The effect of mandatory, secondary-municipal-bond-market disclosure requirements on the United States municipal bond market: The amended Securities Exchange Act, Rule 15C2-12 of 1994

Date of Award

1997

Degree Type

Dissertation

Degree Name

Doctor of Philosophy (PhD)

Department

Public Administration

Advisor(s)

Bernard Jump Jr.

Keywords

municipal bond, market disclosure, amended Securities Exchange Act, Rule 15C2-12 of 1994

Subject Categories

Accounting | Finance and Financial Management | Public Administration

Abstract

Unlike the corporate securities market, where issuers are required to disclose updated information on a regular basis after an initial sale, the municipal bond market has traditionally operated without any formal requirement for ongoing disclosure. As a result, even professional market participants to say nothing of individual investors have often faced substantial barriers in obtaining financial information about borrowers on an ongoing basis.

However, the lack of secondary market disclosure may have been reduced as a result of the amended Securities Exchange Act Rule 15c2-12 ("the amendment") after July 3, 1995. The amendment prevents underwriters from underwriting and recommending municipal securities, for which secondary market information is not provided continually; and also requires issuers to provide that information to repositories.

The purpose of this dissertation is to determine the value the market for municipal debt places on the reduction of information deficiency resulting from the amendment. The central hypothesis tested is that municipal bond investors will be willing to accept a lower interest rate for bonds issued after July 3, 1995, ceteris paribus, than they would for those issued before the amendment's effective date.

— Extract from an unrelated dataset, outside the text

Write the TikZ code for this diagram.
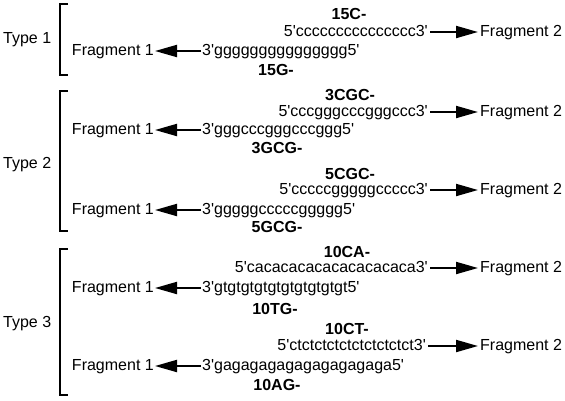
\documentclass[tikz,border=0pt]{standalone}
\usepackage{fontspec}
\setmainfont{Liberation Sans}[Ligatures=TeXOff]
\usetikzlibrary{arrows.meta}
\tikzset{
  txt/.style={inner sep=0pt, font=\fontsize{16}{18}\selectfont, text height=11.5pt, text depth=3.5pt},
  lbl/.style={inner sep=0pt, font=\fontsize{16}{18}\selectfont\bfseries, text height=11.5pt, text depth=0pt},
  seqr/.style={txt, anchor=east, inner xsep=2pt},
  seql/.style={txt, anchor=west, inner xsep=1pt},
  fragr/.style={txt, anchor=west, inner xsep=2pt},
  fragl/.style={txt, anchor=east, inner xsep=1pt},
  typel/.style={txt, anchor=west},
  conn/.style={line width=2pt, -{Triangle[length=22pt,width=12pt]}},
  brk/.style={line width=2.4pt, line cap=butt, line join=miter}
}
\begin{document}
\begin{tikzpicture}[x=1pt,y=-1pt]
\useasboundingbox (0,0) rectangle (565,400);
% ---------- Type 1
\node[typel] (t1) at (3,39) {Type 1};
\draw[brk] (68,4) -- (60,4) -- (60,75) -- (68,75);
\node[lbl] (l15c) at (349,14) {15C-};
\node[seqr] (s15c) at (430,32) {5'ccccccccccccccc3'};
\node[fragr] (f15c) at (478,32) {Fragment 2};
\draw[conn] (s15c.east) -- (f15c.west);
\node[seql] (s15g) at (201,51) {3'ggggggggggggggg5'};
\node[fragl] (f15g) at (155,51) {Fragment 1};
\draw[conn] (s15g.west) -- (f15g.east);
\node[lbl] (l15g) at (276,70) {15G-};
% ---------- Type 2
\node[typel] (t2) at (3,164) {Type 2};
\draw[brk] (68,91) -- (60,91) -- (60,231) -- (68,231);
\node[lbl] (l3cgc) at (350,94.5) {3CGC-};
\node[seqr] (s3cgc) at (430,112) {5'cccgggcccgggccc3'};
\node[fragr] (f3cgc) at (478,112) {Fragment 2};
\draw[conn] (s3cgc.east) -- (f3cgc.west);
\node[seql] (s3gcg) at (201,130) {3'gggcccgggcccggg5'};
\node[fragl] (f3gcg) at (155,130) {Fragment 1};
\draw[conn] (s3gcg.west) -- (f3gcg.east);
\node[lbl] (l3gcg) at (277,148) {3GCG-};
\node[lbl] (l5cgc) at (350,173.5) {5CGC-};
\node[seqr] (s5cgc) at (430,190) {5'cccccgggggccccc3'};
\node[fragr] (f5cgc) at (478,190) {Fragment 2};
\draw[conn] (s5cgc.east) -- (f5cgc.west);
\node[seql] (s5gcg) at (201,210) {3'gggggcccccggggg5'};
\node[fragl] (f5gcg) at (155,210) {Fragment 1};
\draw[conn] (s5gcg.west) -- (f5gcg.east);
\node[lbl] (l5gcg) at (277,227) {5GCG-};
% ---------- Type 3
\node[typel] (t3) at (3,323) {Type 3};
\draw[brk] (68,249) -- (60,249) -- (60,395) -- (68,395);
\node[lbl] (l10ca) at (347,251.5) {10CA-};
\node[seqr] (s10ca) at (430,268) {5'cacacacacacacacacaca3'};
\node[fragr] (f10ca) at (478,268) {Fragment 2};
\draw[conn] (s10ca.east) -- (f10ca.west);
\node[seql] (s10tg) at (201,288) {3'gtgtgtgtgtgtgtgtgtgt5'};
\node[fragl] (f10tg) at (155,288) {Fragment 1};
\draw[conn] (s10tg.west) -- (f10tg.east);
\node[lbl] (l10tg) at (275,309) {10TG-};
\node[lbl] (l10ct) at (347,329) {10CT-};
\node[seqr] (s10ct) at (428,346) {5'ctctctctctctctctctct3'};
\node[fragr] (f10ct) at (478,346) {Fragment 2};
\draw[conn] (s10ct.east) -- (f10ct.west);
\node[seql] (s10ag) at (201,366) {3'gagagagagagagagagaga5'};
\node[fragl] (f10ag) at (155,366) {Fragment 1};
\draw[conn] (s10ag.west) -- (f10ag.east);
\node[lbl] (l10ag) at (277,385) {10AG-};
\end{tikzpicture}
\end{document}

To test this hypothesis, this dissertation applies date-of-issuance dummies with multiple regressions.

In the primary market analysis, the result supports the hypothesis, by showing 0.098% borrowing cost drop after July 3, 1995. In the secondary market, this study does not find any statistically significant difference.

However, this study illustrates that the conflicting results between the two markets may not be contradictory. The study finds that the issuers in the two markets are not the same. The issuers of the bonds, in the primary market analysis, did not disclose well before the amendment. In contrast, the issuers of the bonds that were actively traded in the secondary market had disclosed well even before the amendment.

Therefore, the unexpected result of the secondary market analysis is not consistent with the findings for the primary market: The degree of the impact of the amendment expressed by interest cost savings depend on the existence and magnitude of information deficiency between issuers and investors before the amendment.